◆ **Objective**
Scan the records below for the line with "Rebuild this chart" and the line with "handles.append(plt.Line2D([], [], color=col, lw=2.6, label=lab))", and retype that range exactly, both ends included, pictures excepted.
'''
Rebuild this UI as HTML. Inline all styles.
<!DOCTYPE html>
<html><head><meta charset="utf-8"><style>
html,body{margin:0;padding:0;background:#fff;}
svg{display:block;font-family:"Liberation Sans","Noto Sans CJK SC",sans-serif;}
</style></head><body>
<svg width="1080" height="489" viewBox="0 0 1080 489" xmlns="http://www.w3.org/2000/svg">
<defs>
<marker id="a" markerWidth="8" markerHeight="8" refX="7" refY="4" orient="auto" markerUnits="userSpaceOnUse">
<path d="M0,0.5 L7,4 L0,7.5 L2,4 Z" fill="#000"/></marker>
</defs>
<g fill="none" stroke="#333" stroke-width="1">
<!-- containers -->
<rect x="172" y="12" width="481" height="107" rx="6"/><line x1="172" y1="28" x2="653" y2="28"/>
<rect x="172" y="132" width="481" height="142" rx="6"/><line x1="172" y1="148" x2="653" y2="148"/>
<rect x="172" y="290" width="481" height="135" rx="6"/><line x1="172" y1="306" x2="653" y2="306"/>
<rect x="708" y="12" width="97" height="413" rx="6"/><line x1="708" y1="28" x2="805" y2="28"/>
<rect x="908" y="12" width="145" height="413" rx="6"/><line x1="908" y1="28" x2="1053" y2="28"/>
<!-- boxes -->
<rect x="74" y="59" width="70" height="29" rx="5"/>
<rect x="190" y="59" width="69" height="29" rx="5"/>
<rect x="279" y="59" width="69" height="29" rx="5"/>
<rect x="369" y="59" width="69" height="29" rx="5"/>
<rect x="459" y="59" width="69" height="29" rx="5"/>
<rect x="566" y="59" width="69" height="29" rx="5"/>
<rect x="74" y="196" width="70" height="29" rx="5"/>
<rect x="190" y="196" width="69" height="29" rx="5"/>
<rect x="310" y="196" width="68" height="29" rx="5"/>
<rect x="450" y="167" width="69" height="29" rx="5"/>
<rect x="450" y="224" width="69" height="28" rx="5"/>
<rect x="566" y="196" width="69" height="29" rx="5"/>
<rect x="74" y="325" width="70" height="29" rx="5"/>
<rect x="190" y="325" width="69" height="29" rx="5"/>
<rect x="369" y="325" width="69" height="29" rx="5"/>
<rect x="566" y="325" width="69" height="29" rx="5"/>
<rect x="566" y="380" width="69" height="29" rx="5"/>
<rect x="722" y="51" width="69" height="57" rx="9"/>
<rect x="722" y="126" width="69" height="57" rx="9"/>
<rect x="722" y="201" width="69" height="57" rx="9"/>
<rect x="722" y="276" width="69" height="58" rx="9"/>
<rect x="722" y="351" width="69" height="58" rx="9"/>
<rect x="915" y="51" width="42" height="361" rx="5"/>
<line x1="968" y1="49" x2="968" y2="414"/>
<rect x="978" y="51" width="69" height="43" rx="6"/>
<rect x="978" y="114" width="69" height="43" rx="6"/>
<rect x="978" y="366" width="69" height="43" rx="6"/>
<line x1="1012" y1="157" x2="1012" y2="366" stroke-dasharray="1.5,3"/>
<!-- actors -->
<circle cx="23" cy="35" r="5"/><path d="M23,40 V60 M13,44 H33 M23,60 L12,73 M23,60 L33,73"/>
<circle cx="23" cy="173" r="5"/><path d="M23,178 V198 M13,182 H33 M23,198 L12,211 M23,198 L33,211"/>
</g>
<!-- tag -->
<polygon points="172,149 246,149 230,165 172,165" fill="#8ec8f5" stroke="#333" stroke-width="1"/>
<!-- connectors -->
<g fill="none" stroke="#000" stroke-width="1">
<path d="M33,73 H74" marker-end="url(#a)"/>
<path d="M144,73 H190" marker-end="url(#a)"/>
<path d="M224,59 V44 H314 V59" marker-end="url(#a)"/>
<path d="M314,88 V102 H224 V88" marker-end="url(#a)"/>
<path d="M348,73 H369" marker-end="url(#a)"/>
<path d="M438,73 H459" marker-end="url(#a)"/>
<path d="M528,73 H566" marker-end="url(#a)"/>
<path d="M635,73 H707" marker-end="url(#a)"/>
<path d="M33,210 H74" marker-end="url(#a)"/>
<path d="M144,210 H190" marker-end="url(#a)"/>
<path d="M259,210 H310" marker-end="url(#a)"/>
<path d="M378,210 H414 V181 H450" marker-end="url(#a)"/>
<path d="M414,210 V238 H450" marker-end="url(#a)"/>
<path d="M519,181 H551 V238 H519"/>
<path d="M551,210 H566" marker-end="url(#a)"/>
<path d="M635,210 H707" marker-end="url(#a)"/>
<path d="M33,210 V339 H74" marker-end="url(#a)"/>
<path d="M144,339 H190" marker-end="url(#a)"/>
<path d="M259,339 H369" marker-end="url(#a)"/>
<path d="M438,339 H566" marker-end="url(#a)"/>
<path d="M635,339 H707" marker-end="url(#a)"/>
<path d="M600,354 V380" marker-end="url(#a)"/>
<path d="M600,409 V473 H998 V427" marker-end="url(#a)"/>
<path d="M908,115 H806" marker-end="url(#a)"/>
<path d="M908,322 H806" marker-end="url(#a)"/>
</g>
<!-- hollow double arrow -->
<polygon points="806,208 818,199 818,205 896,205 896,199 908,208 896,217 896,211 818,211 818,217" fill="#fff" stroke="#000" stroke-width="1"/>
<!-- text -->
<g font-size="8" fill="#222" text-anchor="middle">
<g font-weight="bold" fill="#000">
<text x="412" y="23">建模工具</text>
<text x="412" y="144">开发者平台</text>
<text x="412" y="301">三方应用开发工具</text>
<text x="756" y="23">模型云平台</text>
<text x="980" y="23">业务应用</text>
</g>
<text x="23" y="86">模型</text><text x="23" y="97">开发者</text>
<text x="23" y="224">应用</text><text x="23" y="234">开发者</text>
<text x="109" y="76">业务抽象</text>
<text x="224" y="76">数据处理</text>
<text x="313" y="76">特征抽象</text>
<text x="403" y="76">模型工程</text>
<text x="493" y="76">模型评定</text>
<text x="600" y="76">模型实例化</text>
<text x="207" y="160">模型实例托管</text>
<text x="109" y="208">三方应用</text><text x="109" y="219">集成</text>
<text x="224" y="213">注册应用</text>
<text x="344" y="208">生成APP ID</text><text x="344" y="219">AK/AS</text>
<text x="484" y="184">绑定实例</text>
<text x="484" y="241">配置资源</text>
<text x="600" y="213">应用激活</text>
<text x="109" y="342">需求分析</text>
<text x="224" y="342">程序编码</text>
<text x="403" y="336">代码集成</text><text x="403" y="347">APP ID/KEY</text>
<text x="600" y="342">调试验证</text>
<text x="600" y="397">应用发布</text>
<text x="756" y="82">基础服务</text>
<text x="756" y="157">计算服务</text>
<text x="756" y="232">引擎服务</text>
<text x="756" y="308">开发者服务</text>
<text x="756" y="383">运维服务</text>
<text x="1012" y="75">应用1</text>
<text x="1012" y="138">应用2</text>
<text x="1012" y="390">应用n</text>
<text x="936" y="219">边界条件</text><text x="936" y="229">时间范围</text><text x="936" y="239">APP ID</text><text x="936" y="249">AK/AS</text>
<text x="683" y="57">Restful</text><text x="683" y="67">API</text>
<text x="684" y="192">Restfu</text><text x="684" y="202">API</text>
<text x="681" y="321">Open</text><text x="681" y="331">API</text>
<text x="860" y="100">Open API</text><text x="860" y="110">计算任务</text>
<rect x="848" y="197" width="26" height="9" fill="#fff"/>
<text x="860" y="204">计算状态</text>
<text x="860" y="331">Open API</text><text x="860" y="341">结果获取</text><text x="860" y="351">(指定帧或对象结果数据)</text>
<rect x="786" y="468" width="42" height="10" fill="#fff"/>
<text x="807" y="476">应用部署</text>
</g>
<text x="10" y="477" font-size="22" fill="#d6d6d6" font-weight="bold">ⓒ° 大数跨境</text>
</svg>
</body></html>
'''
'''
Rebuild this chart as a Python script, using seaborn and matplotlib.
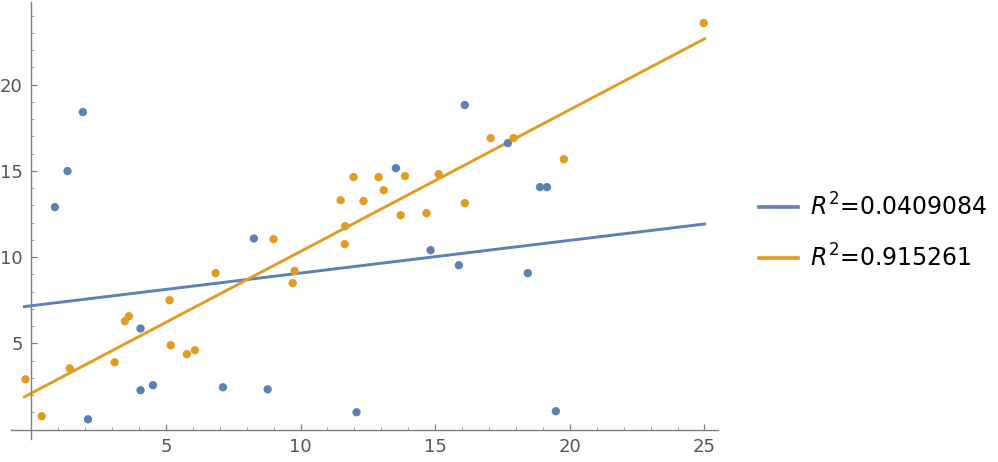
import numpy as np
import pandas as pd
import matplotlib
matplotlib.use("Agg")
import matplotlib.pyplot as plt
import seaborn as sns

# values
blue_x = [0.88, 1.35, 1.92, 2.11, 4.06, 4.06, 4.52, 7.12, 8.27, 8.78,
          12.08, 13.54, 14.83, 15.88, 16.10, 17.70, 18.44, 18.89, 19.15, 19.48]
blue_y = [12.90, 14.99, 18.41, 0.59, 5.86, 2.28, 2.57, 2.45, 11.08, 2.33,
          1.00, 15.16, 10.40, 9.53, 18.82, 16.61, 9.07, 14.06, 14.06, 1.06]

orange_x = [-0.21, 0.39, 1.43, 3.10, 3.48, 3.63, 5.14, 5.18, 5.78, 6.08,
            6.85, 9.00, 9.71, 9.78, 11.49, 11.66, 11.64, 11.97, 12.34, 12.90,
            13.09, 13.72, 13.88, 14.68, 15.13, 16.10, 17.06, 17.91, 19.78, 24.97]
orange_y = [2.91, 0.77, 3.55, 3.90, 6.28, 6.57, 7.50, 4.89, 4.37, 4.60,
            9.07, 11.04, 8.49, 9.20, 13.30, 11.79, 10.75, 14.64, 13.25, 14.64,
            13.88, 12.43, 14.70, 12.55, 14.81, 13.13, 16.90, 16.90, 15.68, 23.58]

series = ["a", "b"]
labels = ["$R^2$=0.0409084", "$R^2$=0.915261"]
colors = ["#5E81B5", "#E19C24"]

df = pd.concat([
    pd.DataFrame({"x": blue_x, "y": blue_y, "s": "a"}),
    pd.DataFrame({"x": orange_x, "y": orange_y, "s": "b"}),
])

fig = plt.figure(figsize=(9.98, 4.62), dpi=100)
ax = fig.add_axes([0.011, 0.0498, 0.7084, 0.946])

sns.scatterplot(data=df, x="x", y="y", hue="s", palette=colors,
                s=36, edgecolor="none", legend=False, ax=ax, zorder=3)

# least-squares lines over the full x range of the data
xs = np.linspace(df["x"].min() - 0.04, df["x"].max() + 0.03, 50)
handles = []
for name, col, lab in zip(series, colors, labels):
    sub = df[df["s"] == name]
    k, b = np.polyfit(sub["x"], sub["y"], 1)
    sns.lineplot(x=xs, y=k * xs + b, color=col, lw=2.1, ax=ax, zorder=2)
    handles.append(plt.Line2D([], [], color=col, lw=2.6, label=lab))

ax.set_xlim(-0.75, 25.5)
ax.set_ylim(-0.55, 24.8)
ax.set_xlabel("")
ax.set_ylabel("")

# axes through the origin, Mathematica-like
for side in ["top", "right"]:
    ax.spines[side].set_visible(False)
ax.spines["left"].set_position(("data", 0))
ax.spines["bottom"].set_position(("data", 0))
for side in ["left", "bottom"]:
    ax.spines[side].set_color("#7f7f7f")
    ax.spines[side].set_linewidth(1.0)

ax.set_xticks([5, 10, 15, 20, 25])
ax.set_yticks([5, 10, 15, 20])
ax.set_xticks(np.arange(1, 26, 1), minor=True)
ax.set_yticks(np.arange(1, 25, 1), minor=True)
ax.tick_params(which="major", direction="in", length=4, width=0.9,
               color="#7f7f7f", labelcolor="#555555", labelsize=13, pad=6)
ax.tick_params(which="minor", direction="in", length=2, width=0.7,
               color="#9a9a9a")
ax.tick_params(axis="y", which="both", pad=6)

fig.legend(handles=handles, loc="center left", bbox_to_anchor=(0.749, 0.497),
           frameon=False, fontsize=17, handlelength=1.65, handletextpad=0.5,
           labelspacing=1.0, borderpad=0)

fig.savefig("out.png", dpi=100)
'''
'''
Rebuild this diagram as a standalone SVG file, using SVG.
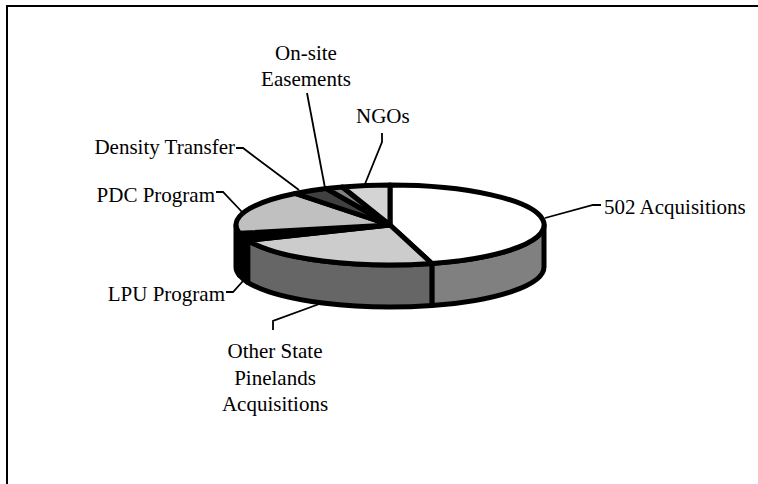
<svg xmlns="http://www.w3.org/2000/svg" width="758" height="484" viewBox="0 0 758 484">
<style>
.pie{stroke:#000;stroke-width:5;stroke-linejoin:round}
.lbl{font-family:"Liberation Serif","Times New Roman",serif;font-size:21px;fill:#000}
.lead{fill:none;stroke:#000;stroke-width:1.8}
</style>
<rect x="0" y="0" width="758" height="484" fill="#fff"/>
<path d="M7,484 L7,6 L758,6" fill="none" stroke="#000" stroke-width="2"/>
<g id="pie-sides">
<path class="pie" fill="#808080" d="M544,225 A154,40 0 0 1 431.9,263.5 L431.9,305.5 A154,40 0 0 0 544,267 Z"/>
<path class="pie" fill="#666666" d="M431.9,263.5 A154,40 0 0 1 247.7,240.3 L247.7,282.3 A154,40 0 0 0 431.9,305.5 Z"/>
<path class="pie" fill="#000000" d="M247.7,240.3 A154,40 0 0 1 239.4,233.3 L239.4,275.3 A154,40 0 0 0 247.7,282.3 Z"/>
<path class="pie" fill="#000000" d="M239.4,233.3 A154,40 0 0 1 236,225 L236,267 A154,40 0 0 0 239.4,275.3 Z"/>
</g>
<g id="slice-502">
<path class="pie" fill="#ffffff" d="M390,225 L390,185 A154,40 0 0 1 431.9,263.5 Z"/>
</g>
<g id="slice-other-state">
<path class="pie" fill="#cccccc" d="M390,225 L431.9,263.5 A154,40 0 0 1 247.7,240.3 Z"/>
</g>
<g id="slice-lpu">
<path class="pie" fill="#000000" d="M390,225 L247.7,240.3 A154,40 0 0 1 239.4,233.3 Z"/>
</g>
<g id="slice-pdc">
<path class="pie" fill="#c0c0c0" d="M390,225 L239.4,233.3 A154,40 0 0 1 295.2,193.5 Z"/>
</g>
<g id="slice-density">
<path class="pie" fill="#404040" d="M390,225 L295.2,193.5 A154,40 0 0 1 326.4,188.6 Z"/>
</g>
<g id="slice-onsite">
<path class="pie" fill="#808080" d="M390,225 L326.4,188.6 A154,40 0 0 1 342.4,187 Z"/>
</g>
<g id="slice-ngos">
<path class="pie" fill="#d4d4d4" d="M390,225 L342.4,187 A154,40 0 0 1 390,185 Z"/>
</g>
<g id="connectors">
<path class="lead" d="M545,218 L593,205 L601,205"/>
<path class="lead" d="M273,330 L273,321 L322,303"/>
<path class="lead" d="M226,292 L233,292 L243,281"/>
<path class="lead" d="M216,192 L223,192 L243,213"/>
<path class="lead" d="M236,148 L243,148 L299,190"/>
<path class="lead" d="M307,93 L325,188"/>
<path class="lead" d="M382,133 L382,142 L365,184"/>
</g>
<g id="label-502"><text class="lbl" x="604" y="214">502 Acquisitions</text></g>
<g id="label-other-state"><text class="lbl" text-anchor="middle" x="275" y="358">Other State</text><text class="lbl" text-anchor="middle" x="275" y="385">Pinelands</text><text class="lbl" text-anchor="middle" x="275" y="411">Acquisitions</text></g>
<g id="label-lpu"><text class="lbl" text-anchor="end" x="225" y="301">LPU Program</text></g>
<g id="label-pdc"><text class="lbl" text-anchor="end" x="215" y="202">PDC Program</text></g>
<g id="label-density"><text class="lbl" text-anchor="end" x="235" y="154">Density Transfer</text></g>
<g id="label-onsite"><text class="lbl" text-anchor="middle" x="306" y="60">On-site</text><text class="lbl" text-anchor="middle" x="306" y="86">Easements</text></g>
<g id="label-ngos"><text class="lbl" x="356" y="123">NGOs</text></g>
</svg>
'''
◆ **Exercise solution**
Rebuild this chart as a Python script, using seaborn and matplotlib.
import numpy as np
import pandas as pd
import matplotlib
matplotlib.use("Agg")
import matplotlib.pyplot as plt
import seaborn as sns

# values
blue_x = [0.88, 1.35, 1.92, 2.11, 4.06, 4.06, 4.52, 7.12, 8.27, 8.78,
          12.08, 13.54, 14.83, 15.88, 16.10, 17.70, 18.44, 18.89, 19.15, 19.48]
blue_y = [12.90, 14.99, 18.41, 0.59, 5.86, 2.28, 2.57, 2.45, 11.08, 2.33,
          1.00, 15.16, 10.40, 9.53, 18.82, 16.61, 9.07, 14.06, 14.06, 1.06]

orange_x = [-0.21, 0.39, 1.43, 3.10, 3.48, 3.63, 5.14, 5.18, 5.78, 6.08,
            6.85, 9.00, 9.71, 9.78, 11.49, 11.66, 11.64, 11.97, 12.34, 12.90,
            13.09, 13.72, 13.88, 14.68, 15.13, 16.10, 17.06, 17.91, 19.78, 24.97]
orange_y = [2.91, 0.77, 3.55, 3.90, 6.28, 6.57, 7.50, 4.89, 4.37, 4.60,
            9.07, 11.04, 8.49, 9.20, 13.30, 11.79, 10.75, 14.64, 13.25, 14.64,
            13.88, 12.43, 14.70, 12.55, 14.81, 13.13, 16.90, 16.90, 15.68, 23.58]

series = ["a", "b"]
labels = ["$R^2$=0.0409084", "$R^2$=0.915261"]
colors = ["#5E81B5", "#E19C24"]

df = pd.concat([
    pd.DataFrame({"x": blue_x, "y": blue_y, "s": "a"}),
    pd.DataFrame({"x": orange_x, "y": orange_y, "s": "b"}),
])

fig = plt.figure(figsize=(9.98, 4.62), dpi=100)
ax = fig.add_axes([0.011, 0.0498, 0.7084, 0.946])

sns.scatterplot(data=df, x="x", y="y", hue="s", palette=colors,
                s=36, edgecolor="none", legend=False, ax=ax, zorder=3)

# least-squares lines over the full x range of the data
xs = np.linspace(df["x"].min() - 0.04, df["x"].max() + 0.03, 50)
handles = []
for name, col, lab in zip(series, colors, labels):
    sub = df[df["s"] == name]
    k, b = np.polyfit(sub["x"], sub["y"], 1)
    sns.lineplot(x=xs, y=k * xs + b, color=col, lw=2.1, ax=ax, zorder=2)
    handles.append(plt.Line2D([], [], color=col, lw=2.6, label=lab))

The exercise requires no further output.